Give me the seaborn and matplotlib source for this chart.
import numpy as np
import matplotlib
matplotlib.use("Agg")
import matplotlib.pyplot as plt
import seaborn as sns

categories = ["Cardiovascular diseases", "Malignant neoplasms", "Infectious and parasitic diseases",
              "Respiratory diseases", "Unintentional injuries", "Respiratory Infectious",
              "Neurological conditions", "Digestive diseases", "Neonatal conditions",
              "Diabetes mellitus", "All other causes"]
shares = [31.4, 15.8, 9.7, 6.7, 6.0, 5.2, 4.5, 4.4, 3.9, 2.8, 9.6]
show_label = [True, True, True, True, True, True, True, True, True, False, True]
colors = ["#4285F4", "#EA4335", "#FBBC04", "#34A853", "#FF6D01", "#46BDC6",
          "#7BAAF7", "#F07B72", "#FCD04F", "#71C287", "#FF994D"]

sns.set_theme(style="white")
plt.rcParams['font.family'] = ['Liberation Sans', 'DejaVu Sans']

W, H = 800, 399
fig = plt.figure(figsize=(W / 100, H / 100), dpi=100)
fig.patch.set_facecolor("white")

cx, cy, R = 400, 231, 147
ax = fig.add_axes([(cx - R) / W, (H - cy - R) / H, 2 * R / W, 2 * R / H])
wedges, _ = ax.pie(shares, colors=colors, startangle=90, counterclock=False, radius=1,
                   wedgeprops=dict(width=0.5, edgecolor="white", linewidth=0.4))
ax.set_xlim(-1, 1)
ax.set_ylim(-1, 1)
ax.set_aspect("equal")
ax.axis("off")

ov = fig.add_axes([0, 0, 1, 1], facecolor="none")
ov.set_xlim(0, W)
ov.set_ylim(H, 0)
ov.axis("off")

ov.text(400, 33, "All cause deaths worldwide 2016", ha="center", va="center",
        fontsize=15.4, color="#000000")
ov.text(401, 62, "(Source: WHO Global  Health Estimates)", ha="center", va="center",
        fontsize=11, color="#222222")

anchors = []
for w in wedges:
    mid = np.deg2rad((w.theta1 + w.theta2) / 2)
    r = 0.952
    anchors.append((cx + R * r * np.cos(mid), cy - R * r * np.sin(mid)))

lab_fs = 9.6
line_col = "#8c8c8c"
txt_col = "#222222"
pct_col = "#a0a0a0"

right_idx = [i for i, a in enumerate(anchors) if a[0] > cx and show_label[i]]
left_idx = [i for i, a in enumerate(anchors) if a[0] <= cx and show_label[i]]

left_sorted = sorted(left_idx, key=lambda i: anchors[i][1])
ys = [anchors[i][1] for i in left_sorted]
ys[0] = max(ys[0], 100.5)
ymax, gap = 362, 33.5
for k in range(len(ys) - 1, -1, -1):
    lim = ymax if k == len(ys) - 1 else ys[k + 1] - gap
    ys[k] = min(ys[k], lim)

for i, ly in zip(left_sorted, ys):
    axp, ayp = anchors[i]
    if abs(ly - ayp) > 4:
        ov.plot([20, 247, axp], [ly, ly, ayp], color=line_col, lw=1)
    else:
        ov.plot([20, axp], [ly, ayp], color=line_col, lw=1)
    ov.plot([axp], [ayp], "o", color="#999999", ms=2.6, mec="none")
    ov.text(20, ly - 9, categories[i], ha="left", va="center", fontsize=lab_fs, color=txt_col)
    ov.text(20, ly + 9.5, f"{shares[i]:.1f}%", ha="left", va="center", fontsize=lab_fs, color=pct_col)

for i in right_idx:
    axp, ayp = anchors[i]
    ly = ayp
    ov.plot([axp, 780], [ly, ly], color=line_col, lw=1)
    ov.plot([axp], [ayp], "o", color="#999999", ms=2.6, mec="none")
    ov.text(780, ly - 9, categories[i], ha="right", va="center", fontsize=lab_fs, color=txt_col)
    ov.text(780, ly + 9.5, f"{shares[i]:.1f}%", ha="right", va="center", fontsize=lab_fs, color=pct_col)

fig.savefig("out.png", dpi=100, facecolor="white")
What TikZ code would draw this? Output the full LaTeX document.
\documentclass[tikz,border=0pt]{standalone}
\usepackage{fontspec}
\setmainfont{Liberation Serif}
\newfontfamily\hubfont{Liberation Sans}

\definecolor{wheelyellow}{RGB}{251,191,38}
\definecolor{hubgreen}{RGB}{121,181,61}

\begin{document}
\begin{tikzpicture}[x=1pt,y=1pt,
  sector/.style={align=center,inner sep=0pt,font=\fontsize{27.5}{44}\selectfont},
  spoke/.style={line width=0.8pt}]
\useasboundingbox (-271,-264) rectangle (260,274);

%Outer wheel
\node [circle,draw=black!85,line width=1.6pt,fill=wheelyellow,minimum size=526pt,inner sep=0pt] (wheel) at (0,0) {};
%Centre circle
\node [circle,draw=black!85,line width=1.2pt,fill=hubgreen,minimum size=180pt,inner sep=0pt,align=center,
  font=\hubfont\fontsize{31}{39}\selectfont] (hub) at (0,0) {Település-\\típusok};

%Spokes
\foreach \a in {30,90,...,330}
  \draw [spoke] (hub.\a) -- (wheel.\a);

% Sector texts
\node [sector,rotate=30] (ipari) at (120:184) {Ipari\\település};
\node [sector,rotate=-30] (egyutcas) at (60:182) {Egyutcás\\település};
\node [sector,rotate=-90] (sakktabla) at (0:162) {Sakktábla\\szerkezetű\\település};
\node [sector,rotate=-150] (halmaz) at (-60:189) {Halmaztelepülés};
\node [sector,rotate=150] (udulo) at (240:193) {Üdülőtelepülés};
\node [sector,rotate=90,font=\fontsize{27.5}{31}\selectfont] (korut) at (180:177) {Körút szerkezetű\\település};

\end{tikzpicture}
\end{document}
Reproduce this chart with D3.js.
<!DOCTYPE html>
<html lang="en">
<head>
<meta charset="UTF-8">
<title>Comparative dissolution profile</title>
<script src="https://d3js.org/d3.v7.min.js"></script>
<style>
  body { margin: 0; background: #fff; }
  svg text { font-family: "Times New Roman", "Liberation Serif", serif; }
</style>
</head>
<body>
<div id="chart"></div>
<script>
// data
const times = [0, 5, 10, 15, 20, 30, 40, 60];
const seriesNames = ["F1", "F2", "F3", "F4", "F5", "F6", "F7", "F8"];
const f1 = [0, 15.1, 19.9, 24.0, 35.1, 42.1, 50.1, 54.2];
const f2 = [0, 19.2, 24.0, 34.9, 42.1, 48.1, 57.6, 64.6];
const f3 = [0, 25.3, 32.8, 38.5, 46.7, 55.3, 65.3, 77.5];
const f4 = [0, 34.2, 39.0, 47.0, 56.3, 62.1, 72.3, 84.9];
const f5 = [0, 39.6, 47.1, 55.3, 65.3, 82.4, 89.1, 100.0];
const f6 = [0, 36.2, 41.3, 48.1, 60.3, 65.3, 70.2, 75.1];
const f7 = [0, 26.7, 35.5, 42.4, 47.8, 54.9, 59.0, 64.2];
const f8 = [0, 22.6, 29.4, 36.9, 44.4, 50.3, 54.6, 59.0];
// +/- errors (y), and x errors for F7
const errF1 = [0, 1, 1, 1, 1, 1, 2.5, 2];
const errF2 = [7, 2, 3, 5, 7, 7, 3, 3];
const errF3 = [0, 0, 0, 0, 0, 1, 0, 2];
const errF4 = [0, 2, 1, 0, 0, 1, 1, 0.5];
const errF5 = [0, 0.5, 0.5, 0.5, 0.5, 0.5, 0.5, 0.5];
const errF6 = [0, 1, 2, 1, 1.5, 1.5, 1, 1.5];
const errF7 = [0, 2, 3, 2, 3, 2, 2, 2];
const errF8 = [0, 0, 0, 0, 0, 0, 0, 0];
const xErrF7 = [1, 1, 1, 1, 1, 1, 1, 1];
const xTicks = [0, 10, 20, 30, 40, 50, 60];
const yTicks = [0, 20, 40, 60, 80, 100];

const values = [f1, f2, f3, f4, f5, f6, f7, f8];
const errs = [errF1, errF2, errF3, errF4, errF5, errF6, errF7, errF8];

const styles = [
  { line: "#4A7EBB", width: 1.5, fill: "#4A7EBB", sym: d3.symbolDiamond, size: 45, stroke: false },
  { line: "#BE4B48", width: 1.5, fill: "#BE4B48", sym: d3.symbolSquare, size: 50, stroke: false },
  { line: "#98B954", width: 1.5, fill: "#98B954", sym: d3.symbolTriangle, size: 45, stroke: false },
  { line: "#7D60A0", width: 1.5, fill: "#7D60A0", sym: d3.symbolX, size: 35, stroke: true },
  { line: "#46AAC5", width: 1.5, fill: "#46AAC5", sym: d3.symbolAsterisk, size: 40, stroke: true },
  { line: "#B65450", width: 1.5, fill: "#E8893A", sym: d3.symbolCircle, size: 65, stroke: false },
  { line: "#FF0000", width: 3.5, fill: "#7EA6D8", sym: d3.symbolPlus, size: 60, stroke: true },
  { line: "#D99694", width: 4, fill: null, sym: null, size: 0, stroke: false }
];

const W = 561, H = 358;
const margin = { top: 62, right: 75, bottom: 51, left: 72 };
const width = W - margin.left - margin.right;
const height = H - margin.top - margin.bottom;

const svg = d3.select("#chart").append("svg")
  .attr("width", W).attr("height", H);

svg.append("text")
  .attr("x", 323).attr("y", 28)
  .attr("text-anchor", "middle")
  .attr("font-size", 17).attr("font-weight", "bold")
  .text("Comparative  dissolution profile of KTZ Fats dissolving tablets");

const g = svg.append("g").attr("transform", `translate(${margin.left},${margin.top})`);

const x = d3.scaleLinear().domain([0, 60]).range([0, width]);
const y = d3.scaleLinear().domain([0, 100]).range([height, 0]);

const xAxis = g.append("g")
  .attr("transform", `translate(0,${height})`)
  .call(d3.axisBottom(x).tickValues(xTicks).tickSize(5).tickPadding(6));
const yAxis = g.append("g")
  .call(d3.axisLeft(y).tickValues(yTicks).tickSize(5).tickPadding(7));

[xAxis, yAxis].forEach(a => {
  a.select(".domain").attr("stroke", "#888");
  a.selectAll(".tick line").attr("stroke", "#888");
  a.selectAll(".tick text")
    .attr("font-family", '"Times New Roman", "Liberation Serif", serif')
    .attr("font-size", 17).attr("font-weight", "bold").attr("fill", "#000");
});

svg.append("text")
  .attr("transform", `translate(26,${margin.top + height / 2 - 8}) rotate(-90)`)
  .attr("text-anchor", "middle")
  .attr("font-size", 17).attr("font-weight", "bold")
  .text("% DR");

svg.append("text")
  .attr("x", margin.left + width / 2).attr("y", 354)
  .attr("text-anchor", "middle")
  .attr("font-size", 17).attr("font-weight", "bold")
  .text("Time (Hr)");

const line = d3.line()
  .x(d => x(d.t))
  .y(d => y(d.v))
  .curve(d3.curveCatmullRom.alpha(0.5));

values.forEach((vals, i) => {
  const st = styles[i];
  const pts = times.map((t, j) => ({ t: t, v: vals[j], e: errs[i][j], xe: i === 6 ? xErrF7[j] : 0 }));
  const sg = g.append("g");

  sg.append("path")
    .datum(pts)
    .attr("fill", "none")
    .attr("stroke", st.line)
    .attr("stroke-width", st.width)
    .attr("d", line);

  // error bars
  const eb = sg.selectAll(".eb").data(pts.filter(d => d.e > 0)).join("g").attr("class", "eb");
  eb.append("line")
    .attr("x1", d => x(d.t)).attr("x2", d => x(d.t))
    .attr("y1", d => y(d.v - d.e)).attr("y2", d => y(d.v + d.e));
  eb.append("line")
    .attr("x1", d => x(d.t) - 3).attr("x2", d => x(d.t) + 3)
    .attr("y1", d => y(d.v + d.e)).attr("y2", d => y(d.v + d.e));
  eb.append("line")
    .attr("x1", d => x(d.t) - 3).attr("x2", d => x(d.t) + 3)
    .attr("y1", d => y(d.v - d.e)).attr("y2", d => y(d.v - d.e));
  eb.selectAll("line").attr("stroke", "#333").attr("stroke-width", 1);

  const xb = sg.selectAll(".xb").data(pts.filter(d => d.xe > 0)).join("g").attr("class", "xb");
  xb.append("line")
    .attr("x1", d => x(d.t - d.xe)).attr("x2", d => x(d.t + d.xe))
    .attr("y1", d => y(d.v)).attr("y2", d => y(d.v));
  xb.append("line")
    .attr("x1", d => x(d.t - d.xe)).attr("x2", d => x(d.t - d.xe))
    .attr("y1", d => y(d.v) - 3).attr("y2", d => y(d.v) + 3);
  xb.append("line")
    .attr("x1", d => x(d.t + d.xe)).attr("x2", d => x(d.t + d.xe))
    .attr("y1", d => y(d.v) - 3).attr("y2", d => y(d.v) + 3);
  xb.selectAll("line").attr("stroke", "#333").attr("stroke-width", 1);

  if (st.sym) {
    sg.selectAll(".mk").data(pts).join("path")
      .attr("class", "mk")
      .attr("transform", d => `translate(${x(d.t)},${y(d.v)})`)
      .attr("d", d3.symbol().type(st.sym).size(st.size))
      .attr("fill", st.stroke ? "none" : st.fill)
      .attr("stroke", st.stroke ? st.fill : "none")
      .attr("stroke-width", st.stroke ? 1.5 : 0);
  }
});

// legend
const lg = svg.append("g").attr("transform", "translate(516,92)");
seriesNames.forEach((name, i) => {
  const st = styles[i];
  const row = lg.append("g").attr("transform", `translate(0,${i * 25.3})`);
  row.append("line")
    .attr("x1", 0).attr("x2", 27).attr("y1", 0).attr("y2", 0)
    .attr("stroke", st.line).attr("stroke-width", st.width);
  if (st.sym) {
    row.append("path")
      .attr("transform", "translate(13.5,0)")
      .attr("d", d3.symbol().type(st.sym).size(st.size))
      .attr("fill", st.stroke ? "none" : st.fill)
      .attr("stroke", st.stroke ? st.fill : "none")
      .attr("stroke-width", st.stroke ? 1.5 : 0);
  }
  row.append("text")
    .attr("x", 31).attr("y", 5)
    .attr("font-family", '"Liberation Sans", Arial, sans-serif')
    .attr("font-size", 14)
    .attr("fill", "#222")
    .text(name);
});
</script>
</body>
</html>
---
> **DO THIS**
Copy out only the lines above from the one with "Reproduce this chart with D3.js." to the one with "errF6, errF7, errF8];", inclusive, exactly as they stand.

> **WRITTEN RESPONSE**
Reproduce this chart with D3.js.
<!DOCTYPE html>
<html lang="en">
<head>
<meta charset="UTF-8">
<title>Comparative dissolution profile</title>
<script src="https://d3js.org/d3.v7.min.js"></script>
<style>
  body { margin: 0; background: #fff; }
  svg text { font-family: "Times New Roman", "Liberation Serif", serif; }
</style>
</head>
<body>
<div id="chart"></div>
<script>
// data
const times = [0, 5, 10, 15, 20, 30, 40, 60];
const seriesNames = ["F1", "F2", "F3", "F4", "F5", "F6", "F7", "F8"];
const f1 = [0, 15.1, 19.9, 24.0, 35.1, 42.1, 50.1, 54.2];
const f2 = [0, 19.2, 24.0, 34.9, 42.1, 48.1, 57.6, 64.6];
const f3 = [0, 25.3, 32.8, 38.5, 46.7, 55.3, 65.3, 77.5];
const f4 = [0, 34.2, 39.0, 47.0, 56.3, 62.1, 72.3, 84.9];
const f5 = [0, 39.6, 47.1, 55.3, 65.3, 82.4, 89.1, 100.0];
const f6 = [0, 36.2, 41.3, 48.1, 60.3, 65.3, 70.2, 75.1];
const f7 = [0, 26.7, 35.5, 42.4, 47.8, 54.9, 59.0, 64.2];
const f8 = [0, 22.6, 29.4, 36.9, 44.4, 50.3, 54.6, 59.0];
// +/- errors (y), and x errors for F7
const errF1 = [0, 1, 1, 1, 1, 1, 2.5, 2];
const errF2 = [7, 2, 3, 5, 7, 7, 3, 3];
const errF3 = [0, 0, 0, 0, 0, 1, 0, 2];
const errF4 = [0, 2, 1, 0, 0, 1, 1, 0.5];
const errF5 = [0, 0.5, 0.5, 0.5, 0.5, 0.5, 0.5, 0.5];
const errF6 = [0, 1, 2, 1, 1.5, 1.5, 1, 1.5];
const errF7 = [0, 2, 3, 2, 3, 2, 2, 2];
const errF8 = [0, 0, 0, 0, 0, 0, 0, 0];
const xErrF7 = [1, 1, 1, 1, 1, 1, 1, 1];
const xTicks = [0, 10, 20, 30, 40, 50, 60];
const yTicks = [0, 20, 40, 60, 80, 100];

const values = [f1, f2, f3, f4, f5, f6, f7, f8];
const errs = [errF1, errF2, errF3, errF4, errF5, errF6, errF7, errF8];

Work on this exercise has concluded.